Go through the records and copy each line where the word "that" occurs.

Source code of charts
╭──

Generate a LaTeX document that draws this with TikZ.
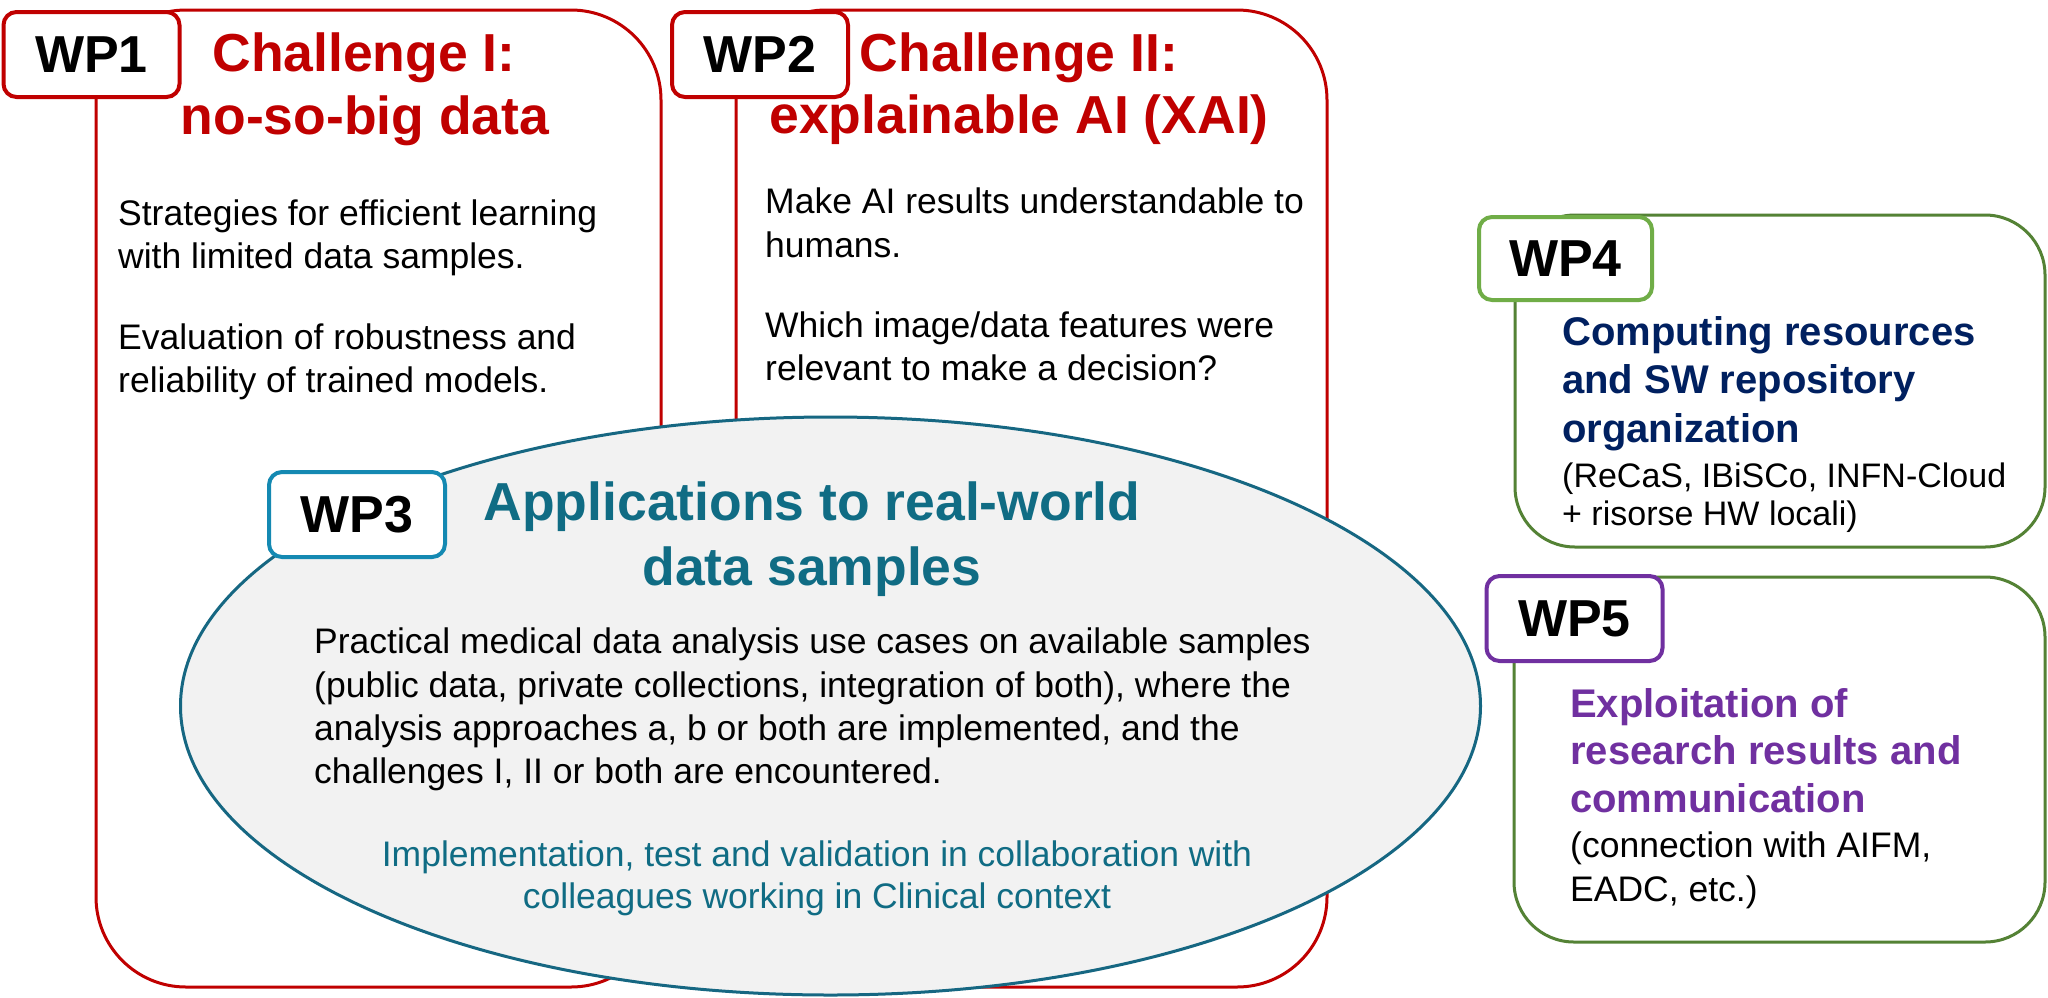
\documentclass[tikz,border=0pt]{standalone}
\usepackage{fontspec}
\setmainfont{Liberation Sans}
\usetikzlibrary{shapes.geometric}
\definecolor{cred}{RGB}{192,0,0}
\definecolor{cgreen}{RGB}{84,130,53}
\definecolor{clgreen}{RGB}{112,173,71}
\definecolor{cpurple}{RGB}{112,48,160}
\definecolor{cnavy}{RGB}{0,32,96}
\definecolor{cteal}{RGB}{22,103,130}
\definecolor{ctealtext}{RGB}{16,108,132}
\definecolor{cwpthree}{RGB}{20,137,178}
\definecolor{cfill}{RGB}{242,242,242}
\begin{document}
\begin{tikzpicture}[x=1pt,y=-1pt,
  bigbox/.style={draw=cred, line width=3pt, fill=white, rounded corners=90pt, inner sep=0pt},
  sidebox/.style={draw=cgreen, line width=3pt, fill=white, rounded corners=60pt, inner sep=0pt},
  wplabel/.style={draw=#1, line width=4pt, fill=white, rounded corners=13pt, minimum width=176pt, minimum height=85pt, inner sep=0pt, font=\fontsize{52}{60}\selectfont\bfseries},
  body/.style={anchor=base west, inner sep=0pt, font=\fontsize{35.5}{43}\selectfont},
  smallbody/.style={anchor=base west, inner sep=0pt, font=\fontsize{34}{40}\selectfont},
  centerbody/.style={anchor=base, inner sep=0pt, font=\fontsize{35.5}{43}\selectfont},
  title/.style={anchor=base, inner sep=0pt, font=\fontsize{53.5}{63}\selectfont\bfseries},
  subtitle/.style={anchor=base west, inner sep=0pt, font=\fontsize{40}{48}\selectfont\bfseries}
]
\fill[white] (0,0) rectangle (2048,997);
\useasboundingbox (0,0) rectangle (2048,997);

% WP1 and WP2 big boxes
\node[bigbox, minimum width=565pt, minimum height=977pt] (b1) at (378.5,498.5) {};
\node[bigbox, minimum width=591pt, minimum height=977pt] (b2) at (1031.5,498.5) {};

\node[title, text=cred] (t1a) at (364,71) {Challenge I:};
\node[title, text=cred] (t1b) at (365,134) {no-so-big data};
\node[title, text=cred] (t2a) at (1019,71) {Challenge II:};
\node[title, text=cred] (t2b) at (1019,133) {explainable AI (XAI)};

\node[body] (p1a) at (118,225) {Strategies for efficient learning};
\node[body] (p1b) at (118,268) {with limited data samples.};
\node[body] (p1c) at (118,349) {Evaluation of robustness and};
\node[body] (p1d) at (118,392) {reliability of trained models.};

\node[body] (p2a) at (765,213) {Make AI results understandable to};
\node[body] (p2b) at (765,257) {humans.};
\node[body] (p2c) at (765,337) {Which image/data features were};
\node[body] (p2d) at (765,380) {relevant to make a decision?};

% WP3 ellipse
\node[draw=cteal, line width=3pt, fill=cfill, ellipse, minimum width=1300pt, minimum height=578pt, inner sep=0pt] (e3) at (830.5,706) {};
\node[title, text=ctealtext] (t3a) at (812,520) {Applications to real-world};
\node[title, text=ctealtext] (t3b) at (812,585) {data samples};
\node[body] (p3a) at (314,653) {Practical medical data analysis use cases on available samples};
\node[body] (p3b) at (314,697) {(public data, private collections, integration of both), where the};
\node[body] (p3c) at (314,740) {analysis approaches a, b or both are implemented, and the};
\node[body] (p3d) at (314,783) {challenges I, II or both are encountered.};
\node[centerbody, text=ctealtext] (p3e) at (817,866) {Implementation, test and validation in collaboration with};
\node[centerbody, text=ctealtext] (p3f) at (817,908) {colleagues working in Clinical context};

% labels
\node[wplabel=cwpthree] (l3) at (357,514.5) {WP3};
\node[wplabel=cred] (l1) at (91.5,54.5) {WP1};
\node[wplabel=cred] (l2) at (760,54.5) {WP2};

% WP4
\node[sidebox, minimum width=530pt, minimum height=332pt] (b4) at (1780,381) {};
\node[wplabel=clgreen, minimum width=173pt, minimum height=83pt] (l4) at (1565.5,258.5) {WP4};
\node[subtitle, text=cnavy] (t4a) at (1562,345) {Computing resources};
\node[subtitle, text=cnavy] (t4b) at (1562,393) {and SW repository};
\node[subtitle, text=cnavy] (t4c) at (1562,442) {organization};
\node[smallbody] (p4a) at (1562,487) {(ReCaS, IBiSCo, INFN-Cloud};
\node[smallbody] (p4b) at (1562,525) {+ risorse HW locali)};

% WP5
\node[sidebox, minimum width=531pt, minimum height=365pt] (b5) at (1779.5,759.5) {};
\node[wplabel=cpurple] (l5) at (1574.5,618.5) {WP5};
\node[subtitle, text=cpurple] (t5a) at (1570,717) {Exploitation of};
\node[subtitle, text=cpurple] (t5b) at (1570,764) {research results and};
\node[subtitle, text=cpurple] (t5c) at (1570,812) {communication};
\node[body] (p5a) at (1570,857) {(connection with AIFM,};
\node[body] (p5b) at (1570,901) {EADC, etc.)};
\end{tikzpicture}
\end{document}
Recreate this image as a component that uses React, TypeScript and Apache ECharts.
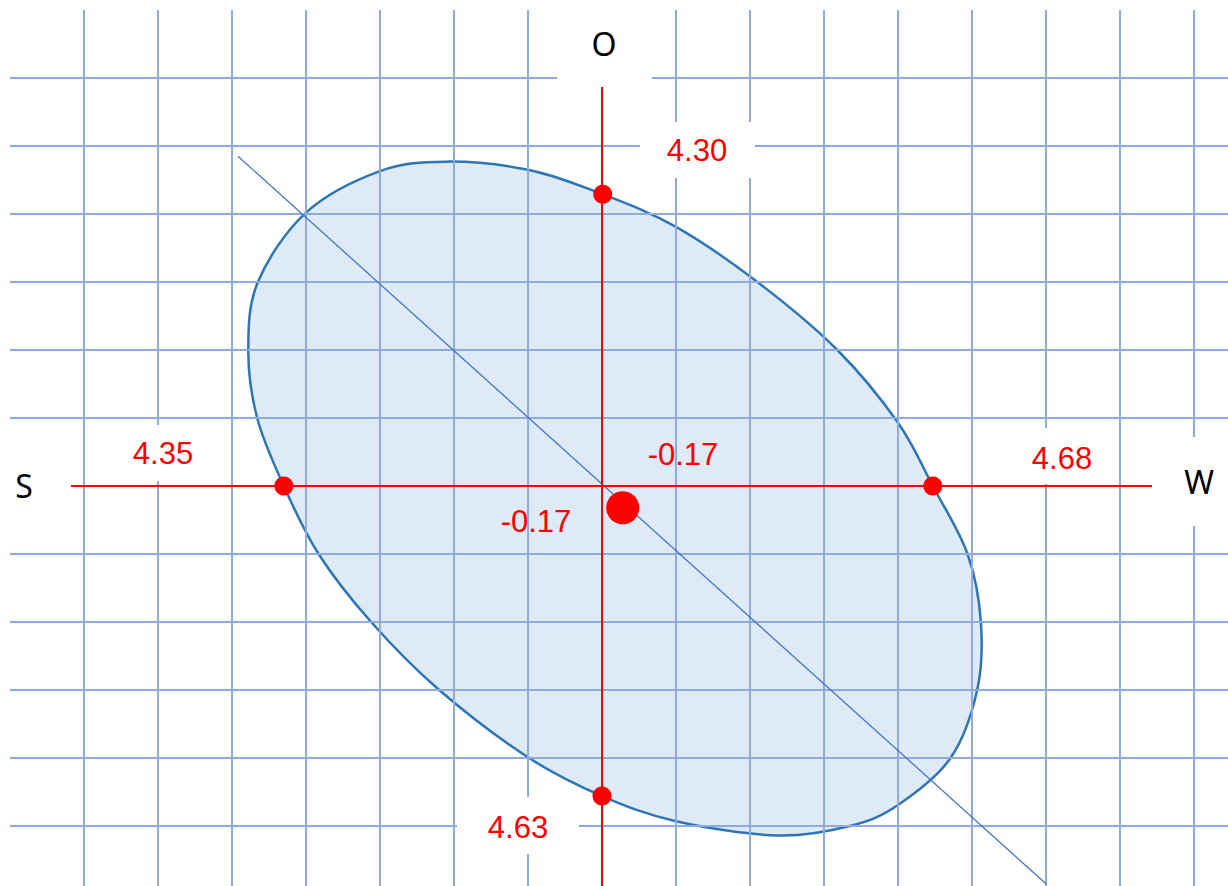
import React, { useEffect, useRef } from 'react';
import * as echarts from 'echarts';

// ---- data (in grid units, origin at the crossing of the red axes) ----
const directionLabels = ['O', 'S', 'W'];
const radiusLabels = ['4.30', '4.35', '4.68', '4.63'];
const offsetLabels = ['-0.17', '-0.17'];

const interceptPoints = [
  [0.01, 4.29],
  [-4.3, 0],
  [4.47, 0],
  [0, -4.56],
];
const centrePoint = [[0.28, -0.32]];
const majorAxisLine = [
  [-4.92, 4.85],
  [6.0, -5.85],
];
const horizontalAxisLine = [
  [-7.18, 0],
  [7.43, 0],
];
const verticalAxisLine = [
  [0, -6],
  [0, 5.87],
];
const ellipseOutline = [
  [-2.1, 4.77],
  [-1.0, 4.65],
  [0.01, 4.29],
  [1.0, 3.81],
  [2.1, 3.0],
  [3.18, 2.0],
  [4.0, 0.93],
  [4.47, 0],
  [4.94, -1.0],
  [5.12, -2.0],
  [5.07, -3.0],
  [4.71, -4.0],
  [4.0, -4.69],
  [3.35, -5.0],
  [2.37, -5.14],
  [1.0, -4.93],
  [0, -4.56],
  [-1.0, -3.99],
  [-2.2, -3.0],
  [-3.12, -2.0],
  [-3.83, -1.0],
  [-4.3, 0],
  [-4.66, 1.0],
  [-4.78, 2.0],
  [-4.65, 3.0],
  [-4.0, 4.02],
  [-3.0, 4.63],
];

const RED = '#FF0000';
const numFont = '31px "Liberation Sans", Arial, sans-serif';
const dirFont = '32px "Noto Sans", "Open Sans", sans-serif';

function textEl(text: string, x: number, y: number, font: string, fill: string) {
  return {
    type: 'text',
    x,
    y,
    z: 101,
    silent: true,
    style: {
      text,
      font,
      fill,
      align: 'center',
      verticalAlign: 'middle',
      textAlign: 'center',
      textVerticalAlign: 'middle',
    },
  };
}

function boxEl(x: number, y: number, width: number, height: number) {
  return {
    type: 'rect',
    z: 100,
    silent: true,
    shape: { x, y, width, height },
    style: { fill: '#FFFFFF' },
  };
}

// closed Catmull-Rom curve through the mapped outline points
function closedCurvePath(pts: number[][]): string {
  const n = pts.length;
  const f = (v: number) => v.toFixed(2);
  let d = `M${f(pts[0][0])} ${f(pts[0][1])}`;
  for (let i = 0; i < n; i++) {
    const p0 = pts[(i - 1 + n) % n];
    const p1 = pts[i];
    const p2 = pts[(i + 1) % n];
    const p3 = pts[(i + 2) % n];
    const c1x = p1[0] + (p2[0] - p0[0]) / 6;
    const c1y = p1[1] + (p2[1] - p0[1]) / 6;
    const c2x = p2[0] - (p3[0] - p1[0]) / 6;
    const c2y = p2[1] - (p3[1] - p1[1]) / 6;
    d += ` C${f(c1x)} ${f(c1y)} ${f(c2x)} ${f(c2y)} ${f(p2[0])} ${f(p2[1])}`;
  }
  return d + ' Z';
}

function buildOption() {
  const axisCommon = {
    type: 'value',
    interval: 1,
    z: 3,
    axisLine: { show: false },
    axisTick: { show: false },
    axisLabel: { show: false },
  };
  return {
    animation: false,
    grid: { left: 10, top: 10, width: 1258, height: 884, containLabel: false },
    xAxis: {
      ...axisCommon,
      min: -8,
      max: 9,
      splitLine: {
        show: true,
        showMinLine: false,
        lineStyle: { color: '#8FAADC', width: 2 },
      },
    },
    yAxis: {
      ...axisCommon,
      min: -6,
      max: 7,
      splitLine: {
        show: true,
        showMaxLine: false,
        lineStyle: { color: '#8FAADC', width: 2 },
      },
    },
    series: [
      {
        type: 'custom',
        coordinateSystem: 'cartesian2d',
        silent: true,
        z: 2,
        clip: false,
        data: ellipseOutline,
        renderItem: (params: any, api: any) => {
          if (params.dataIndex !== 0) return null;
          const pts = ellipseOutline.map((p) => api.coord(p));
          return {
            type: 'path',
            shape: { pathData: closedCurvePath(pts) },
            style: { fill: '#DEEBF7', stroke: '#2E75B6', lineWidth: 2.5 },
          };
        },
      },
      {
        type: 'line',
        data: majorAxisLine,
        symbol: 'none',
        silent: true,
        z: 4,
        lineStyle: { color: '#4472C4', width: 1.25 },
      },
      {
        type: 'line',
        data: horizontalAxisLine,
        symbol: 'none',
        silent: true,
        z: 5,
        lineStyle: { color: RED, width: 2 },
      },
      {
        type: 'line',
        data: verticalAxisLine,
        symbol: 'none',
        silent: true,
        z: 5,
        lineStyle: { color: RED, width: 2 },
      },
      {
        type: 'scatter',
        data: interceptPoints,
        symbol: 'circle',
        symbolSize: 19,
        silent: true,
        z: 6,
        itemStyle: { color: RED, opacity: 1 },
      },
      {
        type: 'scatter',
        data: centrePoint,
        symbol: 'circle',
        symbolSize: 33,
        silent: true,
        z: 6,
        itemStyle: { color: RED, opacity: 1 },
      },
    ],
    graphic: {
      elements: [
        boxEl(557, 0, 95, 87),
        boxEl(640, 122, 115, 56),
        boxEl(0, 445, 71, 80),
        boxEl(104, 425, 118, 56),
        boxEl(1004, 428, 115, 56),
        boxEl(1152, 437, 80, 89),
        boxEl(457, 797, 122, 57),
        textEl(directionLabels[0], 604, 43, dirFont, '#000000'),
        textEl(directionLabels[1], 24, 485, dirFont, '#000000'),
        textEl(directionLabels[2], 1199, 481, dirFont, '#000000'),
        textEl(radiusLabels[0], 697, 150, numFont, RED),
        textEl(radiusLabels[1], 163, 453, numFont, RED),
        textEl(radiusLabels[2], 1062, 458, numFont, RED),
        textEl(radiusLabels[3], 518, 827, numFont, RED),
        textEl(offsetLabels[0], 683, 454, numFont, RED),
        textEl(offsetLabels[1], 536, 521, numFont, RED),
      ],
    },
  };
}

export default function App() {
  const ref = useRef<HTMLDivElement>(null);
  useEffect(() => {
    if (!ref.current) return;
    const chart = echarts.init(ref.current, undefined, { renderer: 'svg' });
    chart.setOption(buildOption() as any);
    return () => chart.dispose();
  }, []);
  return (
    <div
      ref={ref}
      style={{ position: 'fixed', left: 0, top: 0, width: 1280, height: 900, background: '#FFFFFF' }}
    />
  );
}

╰──

§ SOLUTION TO THIS TASK:
Generate a LaTeX document that draws this with TikZ.
Recreate this image as a component that uses React, TypeScript and Apache ECharts.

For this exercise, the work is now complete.